Pluralism is the highest ideal of liberal democracy. The very idea of freedom is, for many on the left and among libertarians, protecting the rights of people to live wildly different lives, with wildly different values. In America, you can be Amish, or you can be a stock broker, or you can be a professor, or you can be a home maker. You can be part of a churchgoing family, or not, or a local official, or a High School coach.
Our own Karma Kaiser introduced me to this great little paper on Alasdair MacIntyre, Friedrich Hayek, and “Liberal Neutrality”. Liberal Neutrality is the idea, embraced by people like Hayek, that the ideal of pluralism, the system it engenders, is itself ethically neutral. Hayek had a model of social change, described in The Constitution of Liberty, in which small groups try out new things (where “things” is the set of all possible innovations include “practices, games, products, ideas”) and some subset of those new things diffuse to a larger group, and some subset of those diffuse to yet a larger group, etc. The result of the series of partial and complete diffusions is a plurality of practices and practical knowledge.
MacIntyre essentially called bullshit on this. Pluralism involves freedom to pursue a broad set of of lifestyles, to be sure. But that’s a far cry from ethical neutrality. Even your most extreme libertarian feeling at his most blasé about hookers and blow is clearly against murder, rape, and theft. In fact, most libertarians are against voluntary acts such as selling oneself into slavery.
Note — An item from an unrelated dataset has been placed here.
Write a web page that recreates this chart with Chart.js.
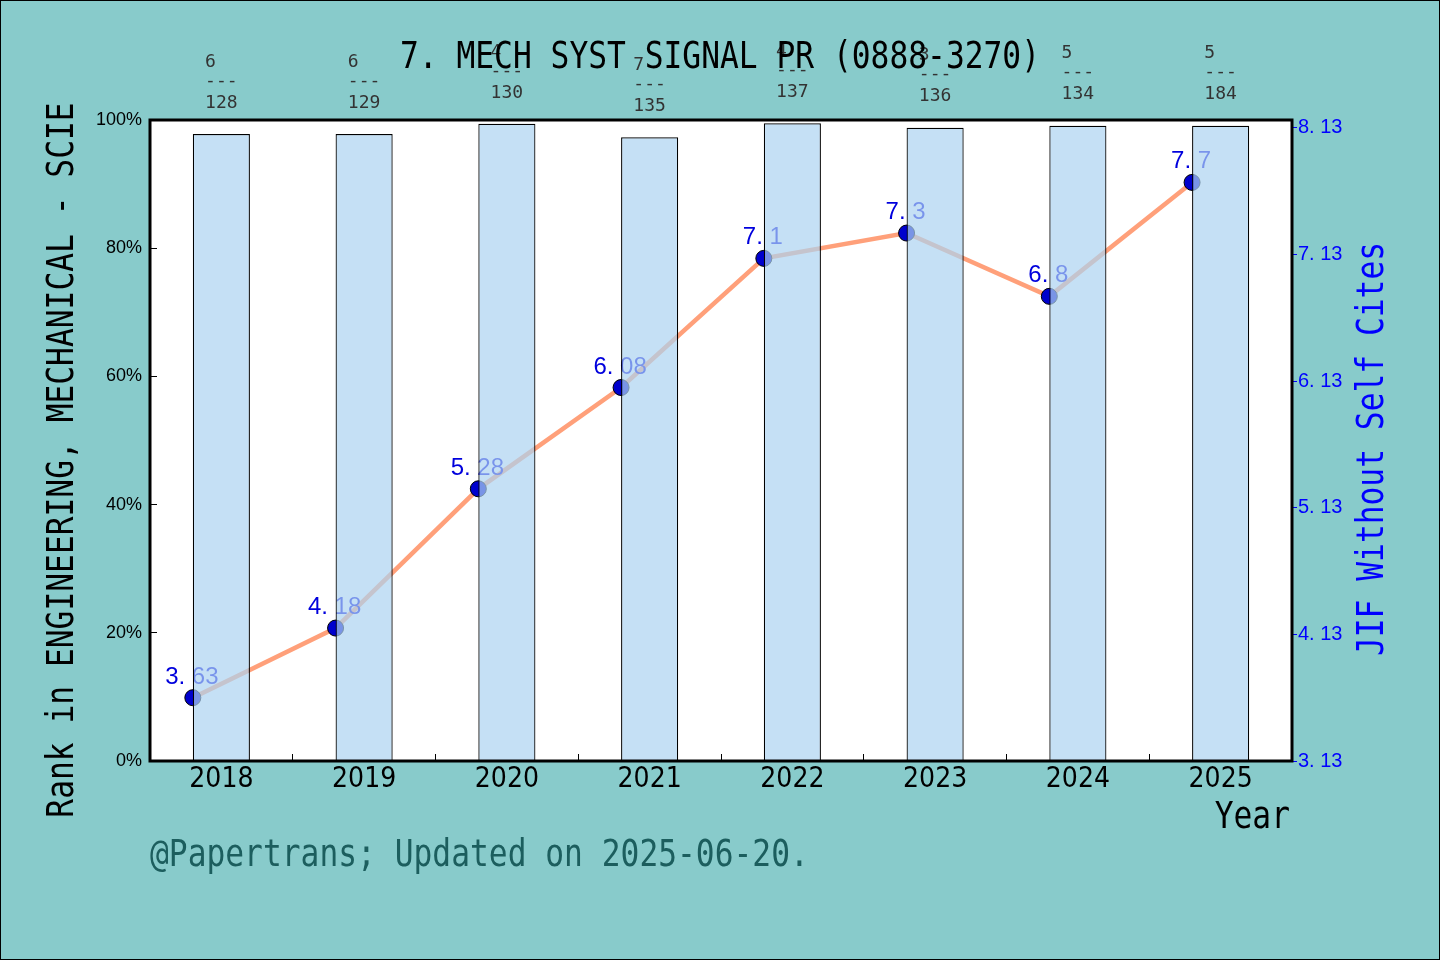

The paper provides one non-neutral defense of markets and the liberal order. Deirdre McCloskey provides another. Ordinal utility economics provides another, though it pretends to a sort of neutrality that it does not earn.
I agree with MacIntyre and Keat (the author of the paper linked to above) that a defense of markets and the liberal order must be non-neutral in nature.
Thoughts?
Most libertarians are against selling oneself into slavery? Is there a kind of slavery that is more permissible than another? What about debt?
Indentured servitude is, I believe, more permissible, because of the fact that it isn’t permanent. Debt is a-OK, part of a healthy market order.